Kopparbergs Brewery
- Logo of Kopparbergs Brewery
- Native name: Kopparbergs Bryggeri
- Founded: 1882 in Kopparberg, Sweden
- Headquarters: Bergslagen, Sweden
- Website: kopparbergs.se

= Kopparbergs Brewery =

Swedish cider company

Kopparbergs Brewery (Kopparbergs Bryggeri; literally "Copper Mountain's Brewery") is a Swedish brewery and cider company based in Bergslagen.

== Kopparberg Cider ==
Kopparberg Cider is made by Kopparberg Breweries in the locality of Kopparberg in Örebro County, central Sweden. Established in 1882, the brewery is family owned and is the main employer for the tiny town of just 4,000 people.
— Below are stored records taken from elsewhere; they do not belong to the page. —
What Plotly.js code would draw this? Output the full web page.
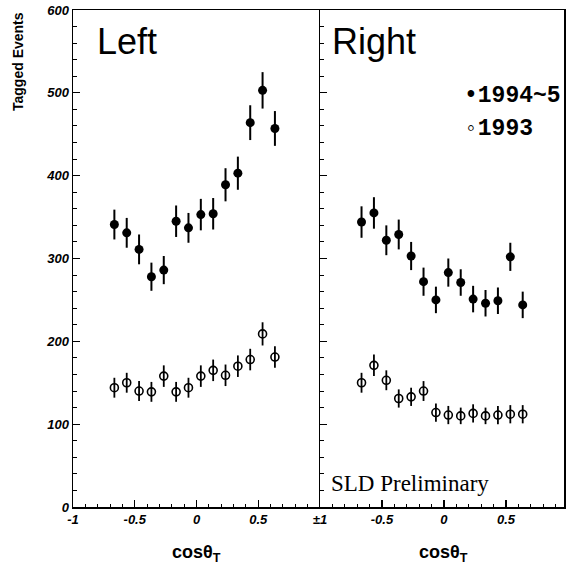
<!DOCTYPE html>
<html>
<head>
<meta charset="utf-8">
<script src="https://cdn.plot.ly/plotly-3.0.1.min.js"></script>
<style>html,body{margin:0;padding:0;background:#fff;}#chart{width:568px;height:574px;}</style>
</head>
<body>
<div id="chart"></div>
<script>
// bin centres in cos(theta_T)
var cosBins = [-0.665, -0.565, -0.465, -0.365, -0.265, -0.165, -0.065, 0.035, 0.135, 0.235, 0.335, 0.435, 0.535, 0.635];

// Left hemisphere
var left9495 = [341, 331, 311, 278, 286, 345, 337, 353, 354, 389, 403, 464, 503, 457];
var left9495Err = [18, 18, 18, 17, 17, 19, 18, 19, 19, 20, 20, 21, 22, 21];
var left93 = [144, 150, 140, 139, 158, 139, 144, 158, 165, 159, 170, 178, 209, 181];
var left93Err = [12, 12, 12, 12, 13, 12, 12, 13, 13, 13, 13, 13, 14, 13];

// Right hemisphere
var right9495 = [344, 355, 322, 329, 303, 272, 250, 283, 271, 251, 246, 249, 302, 244];
var right9495Err = [19, 19, 18, 18, 17, 17, 16, 17, 16, 16, 16, 16, 17, 16];
var right93 = [150, 171, 153, 131, 133, 140, 114, 111, 110, 113, 110, 111, 112, 112];
var right93Err = [12, 13, 12, 11, 11, 12, 11, 11, 10, 11, 10, 11, 11, 11];

var leftTickVals = [-1, -0.5, 0, 0.5, 1];
var leftTickText = ['-1', '-0.5', '0', '0.5', '\u00b11'];
var rightTickVals = [-0.5, 0, 0.5];
var rightTickText = ['-0.5', '0', '0.5'];

function filled(x, y, e, xa) {
  return {x: x, y: y, xaxis: xa, yaxis: xa === 'x' ? 'y' : 'y2', type: 'scatter', mode: 'markers',
    marker: {symbol: 'circle', size: 9, color: '#000'},
    error_y: {type: 'data', array: e, visible: true, color: '#000', thickness: 2, width: 0},
    showlegend: false, hoverinfo: 'x+y'};
}
function open(x, y, e, xa) {
  return {x: x, y: y, xaxis: xa, yaxis: xa === 'x' ? 'y' : 'y2', type: 'scatter', mode: 'markers',
    marker: {symbol: 'circle-open', size: 8, color: '#000', line: {width: 1.6, color: '#000'}},
    error_y: {type: 'data', array: e, visible: true, color: '#000', thickness: 1.8, width: 0},
    showlegend: false, hoverinfo: 'x+y'};
}

var data = [
  open(cosBins, left93, left93Err, 'x'),
  filled(cosBins, left9495, left9495Err, 'x'),
  open(cosBins, right93, right93Err, 'x2'),
  filled(cosBins, right9495, right9495Err, 'x2')
];

var tickFont = {family: 'Liberation Sans, Arial, sans-serif', size: 13, weight: 'bold', style: 'italic', color: '#000'};
var minorX = {tickmode: 'linear', tick0: 0, dtick: 0.1, ticks: 'inside', ticklen: 3, tickwidth: 1, tickcolor: '#000'};
var minorY = {tickmode: 'linear', tick0: 0, dtick: 20, ticks: 'inside', ticklen: 4, tickwidth: 1, tickcolor: '#000'};

var split = 247 / 491;

var layout = {
  width: 568, height: 574,
  margin: {l: 73, r: 4, t: 10, b: 67},
  paper_bgcolor: '#fff', plot_bgcolor: '#fff',
  showlegend: false,
  xaxis: {domain: [0, split], range: [-1, 1], tickmode: 'array', tickvals: leftTickVals, ticktext: leftTickText,
    ticks: 'inside', ticklen: 7, tickwidth: 1.2, tickcolor: '#000', showgrid: false, zeroline: false,
    showline: true, linecolor: '#000', linewidth: 1.5, mirror: true, tickfont: tickFont, minor: minorX, anchor: 'y'},
  xaxis2: {domain: [split, 1], range: [-1, 0.968], tickmode: 'array', tickvals: rightTickVals, ticktext: rightTickText,
    ticks: 'inside', ticklen: 7, tickwidth: 1.2, tickcolor: '#000', showgrid: false, zeroline: false,
    showline: true, linecolor: '#000', linewidth: 1.5, mirror: true, tickfont: tickFont, minor: minorX, anchor: 'y2'},
  yaxis: {domain: [0, 1], range: [0, 600], tickmode: 'linear', tick0: 0, dtick: 100,
    ticks: 'inside', ticklen: 7, tickwidth: 1.2, tickcolor: '#000', showgrid: false, zeroline: false,
    showline: true, linecolor: '#000', linewidth: 1.5, mirror: false, tickfont: tickFont, minor: minorY, anchor: 'x'},
  yaxis2: {domain: [0, 1], range: [0, 600], tickmode: 'linear', tick0: 0, dtick: 100,
    ticks: 'inside', ticklen: 7, tickwidth: 1.2, tickcolor: '#000', showgrid: false, zeroline: false,
    showticklabels: false, showline: true, linecolor: '#000', linewidth: 1.5, mirror: true, minor: minorY, anchor: 'x2'},
  annotations: [
    {text: 'Tagged Events', textangle: -90, xref: 'paper', yref: 'paper', x: (18 - 73) / 491, y: (507 - 62) / 497,
      xanchor: 'center', yanchor: 'middle', showarrow: false,
      font: {family: 'Liberation Sans, Arial, sans-serif', size: 14, weight: 'bold', color: '#000'}},
    {text: 'cos\u03b8<sub>T</sub>', xref: 'x', yref: 'paper', x: 0, y: (507 - 553) / 497,
      xanchor: 'center', yanchor: 'middle', showarrow: false,
      font: {family: 'Liberation Sans, Arial, sans-serif', size: 18, weight: 'bold', color: '#000'}},
    {text: 'cos\u03b8<sub>T</sub>', xref: 'x2', yref: 'paper', x: 0, y: (507 - 553) / 497,
      xanchor: 'center', yanchor: 'middle', showarrow: false,
      font: {family: 'Liberation Sans, Arial, sans-serif', size: 18, weight: 'bold', color: '#000'}},
    {text: 'Left', xref: 'paper', yref: 'paper', x: (95 - 73) / 491, y: (507 - 42) / 497,
      xanchor: 'left', yanchor: 'middle', showarrow: false,
      font: {family: 'Liberation Sans, Arial, sans-serif', size: 36, color: '#000'}},
    {text: 'Right', xref: 'paper', yref: 'paper', x: (330 - 73) / 491, y: (507 - 42) / 497,
      xanchor: 'left', yanchor: 'middle', showarrow: false,
      font: {family: 'Liberation Sans, Arial, sans-serif', size: 36, color: '#000'}},
    {text: '\u20221994~5', xref: 'paper', yref: 'paper', x: (462 - 73) / 491, y: (507 - 96) / 497,
      xanchor: 'left', yanchor: 'middle', showarrow: false,
      font: {family: 'Liberation Mono, Courier New, monospace', size: 23, weight: 'bold', color: '#000'}},
    {text: '\u25e61993', xref: 'paper', yref: 'paper', x: (462 - 73) / 491, y: (507 - 129) / 497,
      xanchor: 'left', yanchor: 'middle', showarrow: false,
      font: {family: 'Liberation Mono, Courier New, monospace', size: 23, weight: 'bold', color: '#000'}},
    {text: 'SLD Preliminary', xref: 'paper', yref: 'paper', x: (329 - 73) / 491, y: (507 - 483) / 497,
      xanchor: 'left', yanchor: 'middle', showarrow: false,
      font: {family: 'Liberation Serif, Times New Roman, serif', size: 23, color: '#000'}}
  ]
};

Plotly.newPlot('chart', data, layout, {displayModeBar: false, staticPlot: true});
</script>
</body>
</html>
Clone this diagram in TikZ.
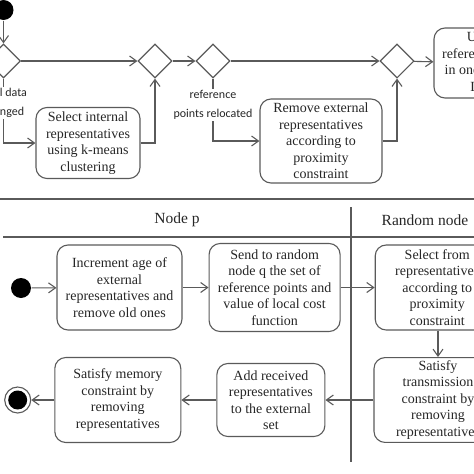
\documentclass[tikz,border=0pt]{standalone}
\usepackage{fontspec}
\setmainfont{Liberation Serif}
\newfontfamily\guardfont{Carlito}
\usetikzlibrary{positioning, shapes.geometric, arrows.meta}
\definecolor{edge}{HTML}{5A5A5A}

\begin{document}
\begin{tikzpicture}[x=1pt, y=-1pt, line width=1.1pt, color=edge, text=black!85,
  act/.style = {draw, rounded corners=11pt, align=center, inner sep=3pt, font=\fontsize{14}{16.5}\selectfont},
  dec/.style = {draw, diamond, aspect=1, minimum size=34pt, inner sep=0pt},
  guard/.style = {align=center, inner sep=1pt, font=\guardfont\fontsize{12}{19}\selectfont},
  lane/.style = {font=\fontsize{15.5}{18}\selectfont},
  dot/.style = {circle, fill=black, minimum size=20pt, inner sep=0pt},
  arr/.style = {-{Straight Barb[length=7pt, width=10pt]}}]
\useasboundingbox (0,0) rectangle (474,474);

% upper activity
\node[dot] (st) at (3.5,10) {};
\node[dec] (d1) at (3.5,61) {};
\node[dec] (d2) at (155,61) {};
\node[dec] (d3) at (213,61) {};
\node[dec] (d4) at (397,61) {};
\node[guard] (g1) at (3.5,103) {local data\\changed};
\node[guard] (g3) at (213,105) {reference\\points relocated};
\node[act, minimum width=104pt, minimum height=71pt] (sel) at (88,143) {Select internal\\representatives\\using k-means\\clustering};
\node[act, minimum width=122pt, minimum height=84pt] (rem) at (321,141) {Remove external\\representatives\\according to\\proximity\\constraint};
\node[act, minimum width=106pt, minimum height=70pt] (upd) at (487,63) {Update\\reference points\\in one iteration\\Lloyd};

\draw[arr] (st) -- (d1);
\draw[arr] (d1) -- (d2);
\draw (d1) -- (g1);
\draw[arr] (g1) |- (sel);
\draw[arr] (sel) -| (d2);
\draw[arr] (d2) -- (d3);
\draw (d3) -- (g3);
\draw[arr] (g3) |- (rem);
\draw[arr] (rem) -| (d4);
\draw[arr] (d3) -- (d4);
\draw[arr] (d4) -- (upd);

% swimlanes
\draw (0,199) -- (474,199);
\draw (3,237) -- (474,237);
\draw (351,207) -- (351,462);
\node[lane] (hp) at (177,220) {Node p};
\node[lane] (hq) at (425,220) {Random node};

\node[dot] (st2) at (21,288) {};
\node[act, minimum width=125pt, minimum height=85pt] (inc) at (119.5,287.5) {Increment age of\\external\\representatives and\\remove old ones};
\node[act, minimum width=131pt, minimum height=88pt, right=26pt of inc] (snd) {Send to random\\node q the set of\\reference points and\\value of local cost\\function};
\node[act, minimum width=124pt, minimum height=85pt, right=34pt of snd] (pick) {Select from\\representatives\\according to\\proximity\\constraint};
\node[act, minimum width=128pt, minimum height=84pt] (trn) at (438,400) {Satisfy\\transmission\\constraint by\\removing\\representatives};
\node[act, minimum width=108pt, minimum height=73pt, left=48pt of trn] (add) {Add received\\representatives\\to the external\\set};
\node[act, minimum width=126pt, minimum height=85pt, left=35pt of add] (mem) {Satisfy memory\\constraint by\\removing\\representatives};
\node[draw, circle, minimum size=26pt, inner sep=0pt, left=23pt of mem] (fin) {};
\node[dot, minimum size=19pt] (finc) at (fin) {};

\draw[arr] (st2) -- (inc);
\draw[arr] (inc) -- (snd);
\draw[arr] (snd) -- (pick);
\draw[arr] (trn.north |- pick.south) -- (trn.north);
\draw[arr] (trn) -- (add);
\draw[arr] (add) -- (mem);
\draw[arr] (mem) -- (fin);

\end{tikzpicture}
\end{document}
Kopparberg Breweries AB is Sweden's largest cider brewing company.

== Kopparberg UK ==
Kopparberg was introduced to the United Kingdom in 2003 by B O Times1 Limited.

Originally launched in apple and pear cider variations, the non-alcoholic pear and mixed fruit ciders were introduced in late 2007.

It is available in many variants such as apple, pear, strawberry, mixed fruit, strawberry and lime, sambucus, rhubarb, summer punch, raspberry, cherry, passionfruit, passionfruit and orange, rosé, spiced apple (apple and cinnamon), lemon and lime, alcohol free pear, alcohol free mixed fruit, mixed fruit tropical and Summer and Winter fruits.

In 2021, their entire range became vegan. Their non-alcoholic drinks had been vegan for some years, and their spirits since they were introduced.

In 2023, Kopparberg launched an alcoholic orange ginger beer.